Yashihiro Tatsumi rejected the term ‘manga’ which conventionally meant ‘mindless’ or ‘superficial’ images and decided to term the anthologies as Comics ‘Gekiga’, catering to something as having more of a dramatic or aesthetic sensibility. Though Gekiga couldn’t sustain long enough for the economic pressure and most of the artists had to disperse, but they tried to build up their own anthologies. One of the most significant till date being the ‘Garo’ magazine, that climbed up with the help of Yashiharu Tsuge. His works reflected a personal stance and was drawn from his own metaphysical experiences. His works till date hold high grounds among literary critics. Garo gained considerable popularity around the 60’s leading to the experimental techniques seeping into the commercialized market through the ever praising “Ozamu Tezuka”. He started implementing similar themes and unconventional art styles in his works. Hence began the Golden age of manga.

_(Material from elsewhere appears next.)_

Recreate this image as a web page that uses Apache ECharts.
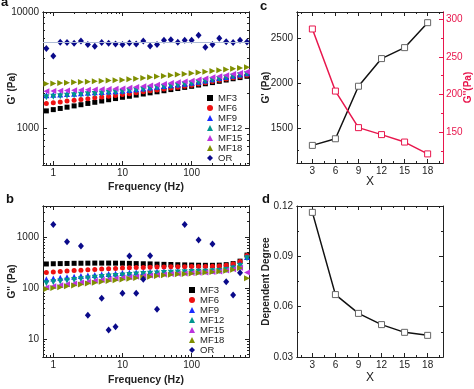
<!DOCTYPE html>
<html><head><meta charset="utf-8">
<script src="https://cdn.jsdelivr.net/npm/echarts@6/dist/echarts.min.js"></script>
<style>html,body{margin:0;padding:0;background:#fff}#c{width:474px;height:389px}</style>
</head><body><div id="c"></div><script>
// ---------- data ----------
const freq = [0.794,1,1.26,1.58,2,2.51,3.16,3.98,5.01,6.31,7.94,10,12.6,15.8,20,25.1,31.6,39.8,50.1,63.1,79.4,100,126,158,200,251,316,398,501,631];
const seriesNames = ['MF3','MF6','MF9','MF12','MF15','MF18','OR'];
// panel a: G' (Pa)
const a_MF3 = [1416,1452,1486,1524,1563,1600,1641,1679,1722,1766,1807,1854,1892,1936,1977,2023,2065,2109,2158,2203,2254,2301,2360,2421,2477,2541,2606,2673,2735,2805];
const a_MF6 = [1637,1663,1690,1718,1746,1774,1803,1832,1862,1892,1923,1954,1991,2028,2065,2104,2143,2183,2223,2265,2307,2350,2410,2466,2529,2594,2661,2729,2793,2864];
const a_MF9 = [1928,1945,1959,1977,1991,2009,2023,2042,2056,2075,2089,2109,2143,2173,2208,2244,2280,2317,2355,2388,2427,2466,2523,2582,2649,2710,2773,2838,2911,2979];
const a_MF12 = [1853,1871,1888,1910,1928,1945,1963,1982,2000,2023,2042,2061,2094,2128,2163,2198,2234,2270,2307,2344,2382,2421,2477,2535,2600,2661,2723,2786,2858,2924];
const a_MF15 = [2089,2099,2109,2118,2128,2138,2153,2163,2173,2183,2193,2203,2239,2270,2307,2344,2377,2415,2455,2495,2529,2570,2630,2685,2748,2812,2871,2938,3000,3069];
const a_MF18 = [2420,2438,2455,2472,2489,2506,2523,2541,2559,2576,2594,2612,2649,2679,2716,2754,2793,2825,2864,2904,2938,2979,3027,3069,3119,3162,3214,3258,3311,3357];
const a_OR = [4850,4190,5500,5460,5380,5640,5250,5070,5460,5380,5310,5250,5420,5310,5640,5110,5270,5710,5790,5500,5710,5710,6310,4980,5250,5940,5560,5460,5710,5520];
const a_ORline = 5460;
// panel b: G'' (Pa)
const b_MF3 = [295,298,300,302,304,305,306,307,307,307,306,305,303,300,298,296,293,290,288,285,283,281,279,278,278,280,286,300,335,440];
const b_MF6 = [200,205,210,215,219,223,227,231,235,238,242,245,248,251,253,255,257,258,259,260,261,262,263,264,266,270,278,295,330,430];
const b_MF9 = [148,153,158,163,167,172,176,180,184,188,192,196,199,202,204,206,208,210,211,212,213,214,216,218,221,226,235,255,290,405];
const b_MF12 = [124,129,134,139,144,149,154,159,164,168,172,176,180,184,187,190,193,196,199,201,203,205,207,209,212,216,224,240,270,380];
const b_MF15 = [103,108,113,118,123,128,133,138,143,148,153,158,163,167,171,175,179,183,187,190,193,196,199,202,206,211,219,232,250,200];
const b_MF18 = [96,100,104,108,112,117,122,127,132,137,142,147,152,157,162,167,172,177,181,185,189,193,197,201,205,210,217,228,245,155];
const b_OR = [null,1745,null,800,null,659,29.4,null,63,15.2,17.6,79,421,79,148,426,38.5,null,null,null,1745,null,863,null,721,null,133,73,199,null];
// panels c, d
const X = [3,6,9,12,15,18];
const c_Gp = [1304,1378,1963,2271,2393,2671];
const c_Gpp = [286.6,204.8,156.6,147.4,137.6,122];
const d_deg = [0.1162,0.0672,0.056,0.0493,0.0447,0.0429];
// tick positions
const freqMajor = [1,10,100];
const freqMinor = [0.8,0.9,2,3,4,5,6,7,8,9,20,30,40,50,60,70,80,90,200,300,400,500,600];
const aYMajor = [1000,10000];
const aYMinor = [500,600,700,800,900,2000,3000,4000,5000,6000,7000,8000,9000];
const bYMajor = [10,100,1000];
const bYMinor = [5,6,7,8,9,20,30,40,50,60,70,80,90,200,300,400,500,600,700,800,900,2000,3000];
const xMajor = [3,6,9,12,15,18];
const xMinor = [1.5,4.5,7.5,10.5,13.5,16.5,19.5];
const cLMajor = [1500,2000,2500];
const cLMinor = [1250,1750,2250,2750];
const cRMajor = [150,200,250,300];
const cRMinor = [125,175,225,275];

// ---------- styles ----------
const FONT = 'Liberation Sans, Arial, sans-serif';
const AX = '#222';
const RED = '#e8174d';
const styles = {
  MF3: {symbol:'rect', size:5, color:'#000000', rot:0},
  MF6: {symbol:'circle', size:5, color:'#ee1111', rot:0},
  MF9: {symbol:'triangle', size:6, color:'#1a2cff', rot:0},
  MF12:{symbol:'triangle', size:6, color:'#00958f', rot:180},
  MF15:{symbol:'triangle', size:6, color:'#bb33dd', rot:90},
  MF18:{symbol:'triangle', size:6, color:'#7f8f00', rot:-90},
  OR:  {symbol:'diamond', size:[6,7], color:'#0a0a8a', rot:0}
};

function axis(o) {
  const col = o.color || AX;
  return {
    type: o.type || 'value', gridIndex: o.g, position: o.pos, min: o.min, max: o.max,
    interval: o.interval, logBase: 10, scale: true,
    axisLine: {show: true, onZero: false, lineStyle: {color: col, width: 1}},
    axisTick: {show: true, inside: true, length: o.len || 4, customValues: o.ticks, lineStyle: {color: col, width: 1}},
    minorTick: o.minor ? {show: true, splitNumber: o.minor, length: 2, lineStyle: {color: col}} : {show: false},
    axisLabel: o.labels ? {show: true, customValues: o.labelVals, color: col, fontSize: 10, fontFamily: FONT, margin: o.margin || 3,
      formatter: o.fmt || (v => String(v))} : {show: false},
    splitLine: {show: false},
    name: o.name || '', nameLocation: 'middle', nameGap: o.nameGap || 20, nameRotate: o.nameRotate,
    nameMoveOverlap: false,
    nameTextStyle: {color: o.nameColor || col, fontSize: o.nameSize || 10, fontWeight: o.nameWeight || 'bold', fontFamily: FONT}
  };
}

const grids = [
  {left: 43, top: 12, width: 206, height: 153},
  {left: 43, top: 206, width: 206, height: 151},
  {left: 297, top: 12, width: 146, height: 151},
  {left: 297, top: 206, width: 146, height: 151}
];

const xAxes = [];
const yAxes = [];
// panel a & b x-axes
[0,1].forEach(g => {
  xAxes.push(axis({type:'log', g, pos:'bottom', min:0.71, max:675, ticks:freqMajor, labels:true, labelVals:freqMajor, margin:3,
    name:'Frequency (Hz)', nameGap: g === 0 ? 17 : 18, nameSize:10.5}));
  xAxes.push(axis({type:'log', g, pos:'bottom', min:0.71, max:675, ticks:freqMinor, len:2}));
  xAxes.push(axis({type:'log', g, pos:'top', min:0.71, max:675, ticks:freqMajor}));
  xAxes.push(axis({type:'log', g, pos:'top', min:0.71, max:675, ticks:freqMinor, len:2}));
});
// panel c & d x-axes
[2,3].forEach(g => {
  xAxes.push(axis({g, pos:'bottom', min:1, max:20, ticks:xMajor, labels:true, labelVals:xMajor, margin:3,
    name:'X', nameGap: g === 2 ? 13 : 15, nameSize:12, nameWeight:'normal'}));
  xAxes.push(axis({g, pos:'bottom', min:1, max:20, ticks:xMinor, len:2}));
  xAxes.push(axis({g, pos:'top', min:1, max:20, ticks:xMajor}));
  xAxes.push(axis({g, pos:'top', min:1, max:20, ticks:xMinor, len:2}));
});
// panel a y
yAxes.push(axis({type:'log', g:0, pos:'left', min:486, max:10000, ticks:aYMajor, labels:true, labelVals:aYMajor, margin:4,
  name:"G' (Pa)", nameGap:26, nameRotate:90}));
yAxes.push(axis({type:'log', g:0, pos:'left', min:486, max:10000, ticks:aYMinor, len:2}));
yAxes.push(axis({type:'log', g:0, pos:'right', min:486, max:10000, ticks:aYMajor}));
yAxes.push(axis({type:'log', g:0, pos:'right', min:486, max:10000, ticks:aYMinor, len:2}));
// panel b y
yAxes.push(axis({type:'log', g:1, pos:'left', min:4.5, max:4000, ticks:bYMajor, labels:true, labelVals:bYMajor, margin:4,
  name:"G'' (Pa)", nameGap:26, nameRotate:90}));
yAxes.push(axis({type:'log', g:1, pos:'left', min:4.5, max:4000, ticks:bYMinor, len:2}));
yAxes.push(axis({type:'log', g:1, pos:'right', min:4.5, max:4000, ticks:bYMajor}));
yAxes.push(axis({type:'log', g:1, pos:'right', min:4.5, max:4000, ticks:bYMinor, len:2}));
// panel c y
yAxes.push(axis({g:2, pos:'left', min:1108, max:2790, ticks:cLMajor, labels:true, labelVals:cLMajor, margin:4,
  name:"G' (Pa)", nameGap:26, nameRotate:90}));
yAxes.push(axis({g:2, pos:'left', min:1108, max:2790, ticks:cLMinor, len:2}));
yAxes.push(axis({g:2, pos:'right', min:110, max:309, ticks:cRMajor, labels:true, labelVals:cRMajor, margin:3, color:RED,
  name:"G''(Pa)", nameGap:20, nameRotate:90}));
yAxes.push(axis({g:2, pos:'right', min:110, max:309, ticks:cRMinor, len:2, color:RED}));
// panel d y
yAxes.push(axis({g:3, pos:'left', min:0.03, max:0.12, interval:0.03, minor:2, labels:true, margin:4,
  fmt: v => v.toFixed(2), name:'Dependent Degree', nameGap:26, nameRotate:90}));
yAxes.push(axis({g:3, pos:'right', min:0.03, max:0.12, interval:0.03, minor:2}));

const dataA = {MF3:a_MF3, MF6:a_MF6, MF9:a_MF9, MF12:a_MF12, MF15:a_MF15, MF18:a_MF18, OR:a_OR};
const dataB = {MF3:b_MF3, MF6:b_MF6, MF9:b_MF9, MF12:b_MF12, MF15:b_MF15, MF18:b_MF18, OR:b_OR};
function pairs(xs, ys) { const out = []; xs.forEach((x, i) => { if (ys[i] != null) out.push([x, ys[i]]); }); return out; }

const series = [];
function scatterSet(data, xi, yi) {
  seriesNames.forEach(n => {
    const s = styles[n];
    series.push({
      type:'scatter', name:n, xAxisIndex:xi, yAxisIndex:yi, data: pairs(freq, data[n]),
      symbol:s.symbol, symbolSize:s.size, symbolRotate:s.rot,
      itemStyle:{color:s.color, opacity:1}, emphasis:{disabled:true}, z: n === 'OR' ? 3 : 2
    });
  });
}
scatterSet(dataA, 0, 0);
series[6].markLine = {silent:true, symbol:'none', label:{show:false},
  lineStyle:{color:'#aebbd6', width:1, type:'solid'}, data:[{yAxis:a_ORline}]};
scatterSet(dataB, 4, 4);

function lineSer(name, xi, yi, ys, color, border) {
  return {type:'line', name, xAxisIndex:xi, yAxisIndex:yi, data: pairs(X, ys),
    symbol:'rect', symbolSize:6, showSymbol:true,
    lineStyle:{color, width:1.5}, itemStyle:{color:'#ffffff', borderColor:border, borderWidth:1},
    emphasis:{disabled:true}};
}
series.push(lineSer('c1', 8, 8, c_Gp, '#111111', '#666666'));
series.push(lineSer('c2', 8, 10, c_Gpp, RED, RED));
series.push(lineSer('d1', 12, 12, d_deg, '#111111', '#666666'));

function legend(left, top) {
  return {show:true, data:seriesNames, orient:'vertical', left, top, itemWidth:6, itemHeight:6, itemGap:0,
    selectedMode:false, padding:0,
    textStyle:{fontSize:9.5, lineHeight:9.7, fontFamily:FONT, color:'#222'}};
}

const chart = echarts.init(document.getElementById('c'), null, {renderer:'canvas'});
chart.setOption({
  animation:false,
  backgroundColor:'#ffffff',
  grid: grids,
  xAxis: xAxes,
  yAxis: yAxes,
  legend: [legend(207, 93), legend(189, 285)],
  series,
  graphic: [
    {type:'text', left:1, top:-4, style:{text:'a', font:'bold 13px '+FONT, fill:'#111'}},
    {type:'text', left:6, top:193, style:{text:'b', font:'bold 13px '+FONT, fill:'#111'}},
    {type:'text', left:260, top:0, style:{text:'c', font:'bold 13px '+FONT, fill:'#111'}},
    {type:'text', left:262, top:193, style:{text:'d', font:'bold 13px '+FONT, fill:'#111'}}
  ]
});
</script></body></html>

Aside, other anthologies heir to Garo worth mentioning : ‘Ax’, which gained immense popularity in the west, when the North American Publisher ‘Top Shelf’ decided to release an anthology of selected underground graphic novels from Japan titled ‘Ax’, in 2008.

Influences prevail throughout till date, either in the art style as seen in the works of Junji Ito (Uzumaki), or Shintaro Kago (Anamorphosis no Meijuu), reflections of horror experimentation that has been called ‘fashionable paranoia’ among critics and themes as seen in the bizarre works of Fuyumi Soryo (Eternal Sabbath), Nishioka Kyoudai (Kami no Kodomo) and Hideo Yamamoto (Homunculus). There also have been significant influences outside the cultural boundaries, as many artists from time to time have rejected the conventional manga art style to pursue and blend into European influences, Pioneering this stance was Katsuhiro Otomo the creator of ‘Akira’ manga who was interested in the cyberpunk movement creeping in the western literature.